In a conventional supply chain, a manufacturer sells large quantities to a wholesaler, the wholesaler sells to a retailer, and the retailer sells individual units to you. Each hand the product passes through adds a markup to cover that business’s overhead and profit. A wholesale-to-public operation compresses this chain by letting the bulk distributor sell directly to everyday shoppers, removing at least one markup layer in the process.
The seller keeps the infrastructure of a high-volume distributor, including warehouse space, direct manufacturer relationships, and bulk purchasing power, while also handling individual customer transactions. That dual role creates real complexity.

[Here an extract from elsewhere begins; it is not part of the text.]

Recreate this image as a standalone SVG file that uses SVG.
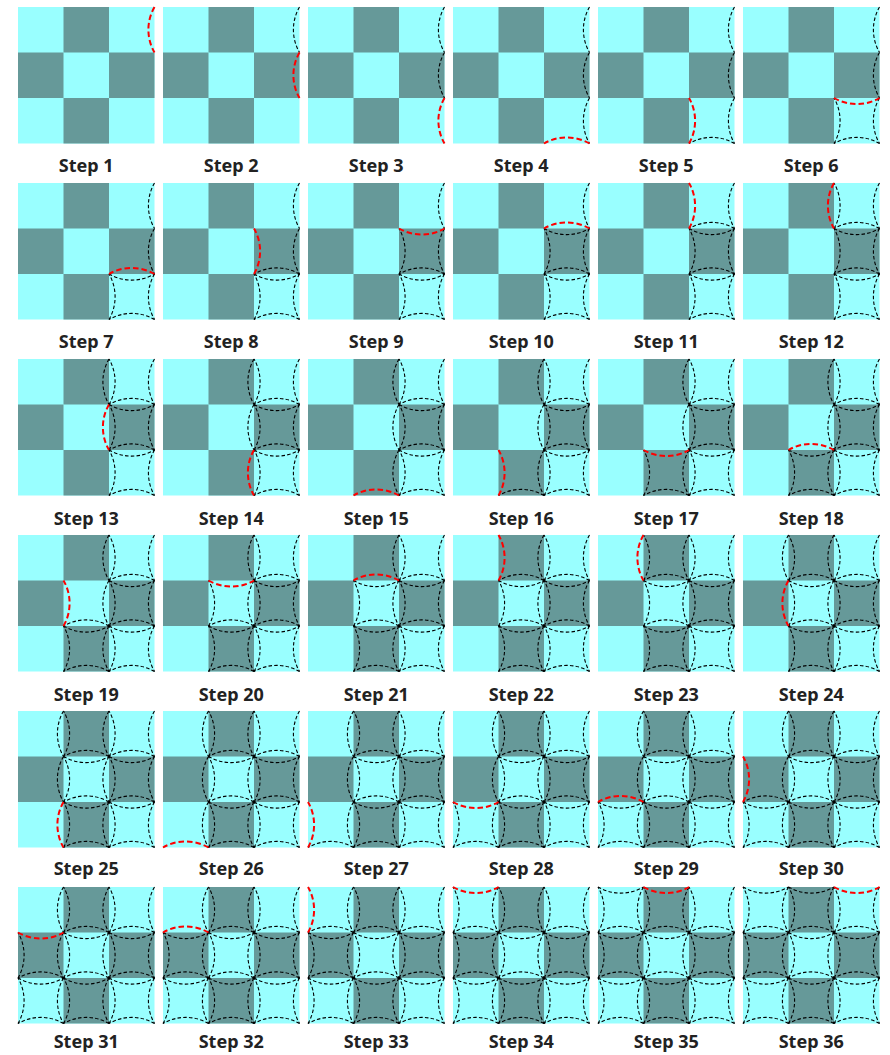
<svg xmlns="http://www.w3.org/2000/svg" width="890" height="1055" viewBox="0 0 890 1055">
<style>
.k{fill:none;stroke:#000;stroke-width:1.1;stroke-dasharray:3.5 2.2}
.r{fill:none;stroke:#f00;stroke-width:2;stroke-dasharray:5.5 3}
.lbl{font-family:"Noto Sans","DejaVu Sans",sans-serif;font-weight:bold;font-size:18px;fill:#222;text-anchor:middle}
.cy{fill:#99ffff}
.dk{fill:#669999}
</style>
<defs>
<g id="board"><rect class="cy" width="136.5" height="136.5"/><rect class="dk" x="45.5" y="0" width="45.5" height="45.5"/><rect class="dk" x="0" y="45.5" width="45.5" height="45.5"/><rect class="dk" x="91" y="45.5" width="45.5" height="45.5"/><rect class="dk" x="45.5" y="91" width="45.5" height="45.5"/></g>
<path id="a1" d="M136.5,0A45.5,45.5 0 0 0 136.5,45.5"/>
<path id="a2" d="M136.5,45.5A45.5,45.5 0 0 0 136.5,91"/>
<path id="a3" d="M136.5,91A45.5,45.5 0 0 0 136.5,136.5"/>
<path id="a4" d="M136.5,136.5A45.5,45.5 0 0 0 91,136.5"/>
<path id="a5" d="M91,136.5A45.5,45.5 0 0 0 91,91"/>
<path id="a6" d="M91,91A45.5,45.5 0 0 0 136.5,91"/>
<path id="a7" d="M136.5,91A45.5,45.5 0 0 0 91,91"/>
<path id="a8" d="M91,91A45.5,45.5 0 0 0 91,45.5"/>
<path id="a9" d="M91,45.5A45.5,45.5 0 0 0 136.5,45.5"/>
<path id="a10" d="M136.5,45.5A45.5,45.5 0 0 0 91,45.5"/>
<path id="a11" d="M91,45.5A45.5,45.5 0 0 0 91,0"/>
<path id="a12" d="M91,0A45.5,45.5 0 0 0 91,45.5"/>
<path id="a13" d="M91,45.5A45.5,45.5 0 0 0 91,91"/>
<path id="a14" d="M91,91A45.5,45.5 0 0 0 91,136.5"/>
<path id="a15" d="M91,136.5A45.5,45.5 0 0 0 45.5,136.5"/>
<path id="a16" d="M45.5,136.5A45.5,45.5 0 0 0 45.5,91"/>
<path id="a17" d="M45.5,91A45.5,45.5 0 0 0 91,91"/>
<path id="a18" d="M91,91A45.5,45.5 0 0 0 45.5,91"/>
<path id="a19" d="M45.5,91A45.5,45.5 0 0 0 45.5,45.5"/>
<path id="a20" d="M45.5,45.5A45.5,45.5 0 0 0 91,45.5"/>
<path id="a21" d="M91,45.5A45.5,45.5 0 0 0 45.5,45.5"/>
<path id="a22" d="M45.5,45.5A45.5,45.5 0 0 0 45.5,0"/>
<path id="a23" d="M45.5,0A45.5,45.5 0 0 0 45.5,45.5"/>
<path id="a24" d="M45.5,45.5A45.5,45.5 0 0 0 45.5,91"/>
<path id="a25" d="M45.5,91A45.5,45.5 0 0 0 45.5,136.5"/>
<path id="a26" d="M45.5,136.5A45.5,45.5 0 0 0 0,136.5"/>
<path id="a27" d="M0,136.5A45.5,45.5 0 0 0 0,91"/>
<path id="a28" d="M0,91A45.5,45.5 0 0 0 45.5,91"/>
<path id="a29" d="M45.5,91A45.5,45.5 0 0 0 0,91"/>
<path id="a30" d="M0,91A45.5,45.5 0 0 0 0,45.5"/>
<path id="a31" d="M0,45.5A45.5,45.5 0 0 0 45.5,45.5"/>
<path id="a32" d="M45.5,45.5A45.5,45.5 0 0 0 0,45.5"/>
<path id="a33" d="M0,45.5A45.5,45.5 0 0 0 0,0"/>
<path id="a34" d="M0,0A45.5,45.5 0 0 0 45.5,0"/>
<path id="a35" d="M45.5,0A45.5,45.5 0 0 0 91,0"/>
<path id="a36" d="M91,0A45.5,45.5 0 0 0 136.5,0"/>
<g id="b1"><use href="#a1"/><use href="#a2"/><use href="#a3"/><use href="#a4"/><use href="#a5"/><use href="#a6"/></g>
<g id="b2"><use href="#a7"/><use href="#a8"/><use href="#a9"/><use href="#a10"/><use href="#a11"/><use href="#a12"/></g>
<g id="b3"><use href="#a13"/><use href="#a14"/><use href="#a15"/><use href="#a16"/><use href="#a17"/><use href="#a18"/></g>
<g id="b4"><use href="#a19"/><use href="#a20"/><use href="#a21"/><use href="#a22"/><use href="#a23"/><use href="#a24"/></g>
<g id="b5"><use href="#a25"/><use href="#a26"/><use href="#a27"/><use href="#a28"/><use href="#a29"/><use href="#a30"/></g>
</defs>

<g id="step1" transform="translate(18,7)"><use href="#board"/><use href="#a1" class="r"/><text class="lbl" x="68.25" y="165">Step 1</text></g>
<g id="step2" transform="translate(163,7)"><use href="#board"/><g class="k"><use href="#a1"/></g><use href="#a2" class="r"/><text class="lbl" x="68.25" y="165">Step 2</text></g>
<g id="step3" transform="translate(308,7)"><use href="#board"/><g class="k"><use href="#a1"/><use href="#a2"/></g><use href="#a3" class="r"/><text class="lbl" x="68.25" y="165">Step 3</text></g>
<g id="step4" transform="translate(453,7)"><use href="#board"/><g class="k"><use href="#a1"/><use href="#a2"/><use href="#a3"/></g><use href="#a4" class="r"/><text class="lbl" x="68.25" y="165">Step 4</text></g>
<g id="step5" transform="translate(598,7)"><use href="#board"/><g class="k"><use href="#a1"/><use href="#a2"/><use href="#a3"/><use href="#a4"/></g><use href="#a5" class="r"/><text class="lbl" x="68.25" y="165">Step 5</text></g>
<g id="step6" transform="translate(743,7)"><use href="#board"/><g class="k"><use href="#a1"/><use href="#a2"/><use href="#a3"/><use href="#a4"/><use href="#a5"/></g><use href="#a6" class="r"/><text class="lbl" x="68.25" y="165">Step 6</text></g>

<g id="step7" transform="translate(18,183)"><use href="#board"/><g class="k"><use href="#b1"/></g><use href="#a7" class="r"/><text class="lbl" x="68.25" y="165">Step 7</text></g>
<g id="step8" transform="translate(163,183)"><use href="#board"/><g class="k"><use href="#b1"/><use href="#a7"/></g><use href="#a8" class="r"/><text class="lbl" x="68.25" y="165">Step 8</text></g>
<g id="step9" transform="translate(308,183)"><use href="#board"/><g class="k"><use href="#b1"/><use href="#a7"/><use href="#a8"/></g><use href="#a9" class="r"/><text class="lbl" x="68.25" y="165">Step 9</text></g>
<g id="step10" transform="translate(453,183)"><use href="#board"/><g class="k"><use href="#b1"/><use href="#a7"/><use href="#a8"/><use href="#a9"/></g><use href="#a10" class="r"/><text class="lbl" x="68.25" y="165">Step 10</text></g>
<g id="step11" transform="translate(598,183)"><use href="#board"/><g class="k"><use href="#b1"/><use href="#a7"/><use href="#a8"/><use href="#a9"/><use href="#a10"/></g><use href="#a11" class="r"/><text class="lbl" x="68.25" y="165">Step 11</text></g>
<g id="step12" transform="translate(743,183)"><use href="#board"/><g class="k"><use href="#b1"/><use href="#a7"/><use href="#a8"/><use href="#a9"/><use href="#a10"/><use href="#a11"/></g><use href="#a12" class="r"/><text class="lbl" x="68.25" y="165">Step 12</text></g>

<g id="step13" transform="translate(18,359)"><use href="#board"/><g class="k"><use href="#b1"/><use href="#b2"/></g><use href="#a13" class="r"/><text class="lbl" x="68.25" y="166">Step 13</text></g>
<g id="step14" transform="translate(163,359)"><use href="#board"/><g class="k"><use href="#b1"/><use href="#b2"/><use href="#a13"/></g><use href="#a14" class="r"/><text class="lbl" x="68.25" y="166">Step 14</text></g>
<g id="step15" transform="translate(308,359)"><use href="#board"/><g class="k"><use href="#b1"/><use href="#b2"/><use href="#a13"/><use href="#a14"/></g><use href="#a15" class="r"/><text class="lbl" x="68.25" y="166">Step 15</text></g>
<g id="step16" transform="translate(453,359)"><use href="#board"/><g class="k"><use href="#b1"/><use href="#b2"/><use href="#a13"/><use href="#a14"/><use href="#a15"/></g><use href="#a16" class="r"/><text class="lbl" x="68.25" y="166">Step 16</text></g>
<g id="step17" transform="translate(598,359)"><use href="#board"/><g class="k"><use href="#b1"/><use href="#b2"/><use href="#a13"/><use href="#a14"/><use href="#a15"/><use href="#a16"/></g><use href="#a17" class="r"/><text class="lbl" x="68.25" y="166">Step 17</text></g>
<g id="step18" transform="translate(743,359)"><use href="#board"/><g class="k"><use href="#b1"/><use href="#b2"/><use href="#a13"/><use href="#a14"/><use href="#a15"/><use href="#a16"/><use href="#a17"/></g><use href="#a18" class="r"/><text class="lbl" x="68.25" y="166">Step 18</text></g>

<g id="step19" transform="translate(18,535)"><use href="#board"/><g class="k"><use href="#b1"/><use href="#b2"/><use href="#b3"/></g><use href="#a19" class="r"/><text class="lbl" x="68.25" y="165.5">Step 19</text></g>
<g id="step20" transform="translate(163,535)"><use href="#board"/><g class="k"><use href="#b1"/><use href="#b2"/><use href="#b3"/><use href="#a19"/></g><use href="#a20" class="r"/><text class="lbl" x="68.25" y="165.5">Step 20</text></g>
<g id="step21" transform="translate(308,535)"><use href="#board"/><g class="k"><use href="#b1"/><use href="#b2"/><use href="#b3"/><use href="#a19"/><use href="#a20"/></g><use href="#a21" class="r"/><text class="lbl" x="68.25" y="165.5">Step 21</text></g>
<g id="step22" transform="translate(453,535)"><use href="#board"/><g class="k"><use href="#b1"/><use href="#b2"/><use href="#b3"/><use href="#a19"/><use href="#a20"/><use href="#a21"/></g><use href="#a22" class="r"/><text class="lbl" x="68.25" y="165.5">Step 22</text></g>
<g id="step23" transform="translate(598,535)"><use href="#board"/><g class="k"><use href="#b1"/><use href="#b2"/><use href="#b3"/><use href="#a19"/><use href="#a20"/><use href="#a21"/><use href="#a22"/></g><use href="#a23" class="r"/><text class="lbl" x="68.25" y="165.5">Step 23</text></g>
<g id="step24" transform="translate(743,535)"><use href="#board"/><g class="k"><use href="#b1"/><use href="#b2"/><use href="#b3"/><use href="#a19"/><use href="#a20"/><use href="#a21"/><use href="#a22"/><use href="#a23"/></g><use href="#a24" class="r"/><text class="lbl" x="68.25" y="165.5">Step 24</text></g>

<g id="step25" transform="translate(18,711)"><use href="#board"/><g class="k"><use href="#b1"/><use href="#b2"/><use href="#b3"/><use href="#b4"/></g><use href="#a25" class="r"/><text class="lbl" x="68.25" y="163.5">Step 25</text></g>
<g id="step26" transform="translate(163,711)"><use href="#board"/><g class="k"><use href="#b1"/><use href="#b2"/><use href="#b3"/><use href="#b4"/><use href="#a25"/></g><use href="#a26" class="r"/><text class="lbl" x="68.25" y="163.5">Step 26</text></g>
<g id="step27" transform="translate(308,711)"><use href="#board"/><g class="k"><use href="#b1"/><use href="#b2"/><use href="#b3"/><use href="#b4"/><use href="#a25"/><use href="#a26"/></g><use href="#a27" class="r"/><text class="lbl" x="68.25" y="163.5">Step 27</text></g>
<g id="step28" transform="translate(453,711)"><use href="#board"/><g class="k"><use href="#b1"/><use href="#b2"/><use href="#b3"/><use href="#b4"/><use href="#a25"/><use href="#a26"/><use href="#a27"/></g><use href="#a28" class="r"/><text class="lbl" x="68.25" y="163.5">Step 28</text></g>
<g id="step29" transform="translate(598,711)"><use href="#board"/><g class="k"><use href="#b1"/><use href="#b2"/><use href="#b3"/><use href="#b4"/><use href="#a25"/><use href="#a26"/><use href="#a27"/><use href="#a28"/></g><use href="#a29" class="r"/><text class="lbl" x="68.25" y="163.5">Step 29</text></g>
<g id="step30" transform="translate(743,711)"><use href="#board"/><g class="k"><use href="#b1"/><use href="#b2"/><use href="#b3"/><use href="#b4"/><use href="#a25"/><use href="#a26"/><use href="#a27"/><use href="#a28"/><use href="#a29"/></g><use href="#a30" class="r"/><text class="lbl" x="68.25" y="163.5">Step 30</text></g>

<g id="step31" transform="translate(18,887)"><use href="#board"/><g class="k"><use href="#b1"/><use href="#b2"/><use href="#b3"/><use href="#b4"/><use href="#b5"/></g><use href="#a31" class="r"/><text class="lbl" x="68.25" y="161">Step 31</text></g>
<g id="step32" transform="translate(163,887)"><use href="#board"/><g class="k"><use href="#b1"/><use href="#b2"/><use href="#b3"/><use href="#b4"/><use href="#b5"/><use href="#a31"/></g><use href="#a32" class="r"/><text class="lbl" x="68.25" y="161">Step 32</text></g>
<g id="step33" transform="translate(308,887)"><use href="#board"/><g class="k"><use href="#b1"/><use href="#b2"/><use href="#b3"/><use href="#b4"/><use href="#b5"/><use href="#a31"/><use href="#a32"/></g><use href="#a33" class="r"/><text class="lbl" x="68.25" y="161">Step 33</text></g>
<g id="step34" transform="translate(453,887)"><use href="#board"/><g class="k"><use href="#b1"/><use href="#b2"/><use href="#b3"/><use href="#b4"/><use href="#b5"/><use href="#a31"/><use href="#a32"/><use href="#a33"/></g><use href="#a34" class="r"/><text class="lbl" x="68.25" y="161">Step 34</text></g>
<g id="step35" transform="translate(598,887)"><use href="#board"/><g class="k"><use href="#b1"/><use href="#b2"/><use href="#b3"/><use href="#b4"/><use href="#b5"/><use href="#a31"/><use href="#a32"/><use href="#a33"/><use href="#a34"/></g><use href="#a35" class="r"/><text class="lbl" x="68.25" y="161">Step 35</text></g>
<g id="step36" transform="translate(743,887)"><use href="#board"/><g class="k"><use href="#b1"/><use href="#b2"/><use href="#b3"/><use href="#b4"/><use href="#b5"/><use href="#a31"/><use href="#a32"/><use href="#a33"/><use href="#a34"/><use href="#a35"/></g><use href="#a36" class="r"/><text class="lbl" x="68.25" y="161">Step 36</text></g>
</svg>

The business must manage retail-style customer service, process smaller orders, and comply with consumer protection laws that pure business-to-business wholesalers never worry about. The tradeoff for consumers is a lower price in exchange for a shopping experience that feels less polished than a traditional retail store.
The most visible version of wholesale-to-public selling is the membership warehouse club. Companies like Costco cap their markups well below traditional retail levels, reportedly averaging around 11 percent across inventory, and offset the thinner margins with annual membership fees. That structure gives them a genuine wholesale-adjacent pricing model while still selling individual units to consumers.
Used car dealerships are another common example. Lots advertising “wholesale prices to the public” typically source vehicles from auctions, trade-ins, and fleet liquidations at below-retail acquisition costs, then sell them with a smaller markup than a franchise dealer would charge. Furniture outlets and building material warehouses use the same basic approach: buy in volume, store in no-frills settings, and pass part of the savings to the consumer.
The savings from this model are real, but they vary enormously depending on the product category. Markup percentages in traditional retail swing wildly. Furniture retailers routinely mark up goods by 200 percent or more above wholesale cost, while new car dealers work on much thinner margins of roughly 8 to 10 percent. A wholesale-to-public seller in a high-markup category like furniture can offer a dramatic discount and still turn a profit, while a wholesale car lot might only shave a few hundred dollars off a comparable retail price.
The core pricing math is straightforward: the seller’s acquisition cost from the manufacturer or auction, plus a reduced operational markup, equals your price. That markup has to cover the warehouse, staff, and logistics, but it skips the additional profit layer a separate retail storefront would need to stay in business. For membership clubs, the membership fee itself is a revenue stream that subsidizes the lower product prices, which is why non-members can’t just walk in and buy.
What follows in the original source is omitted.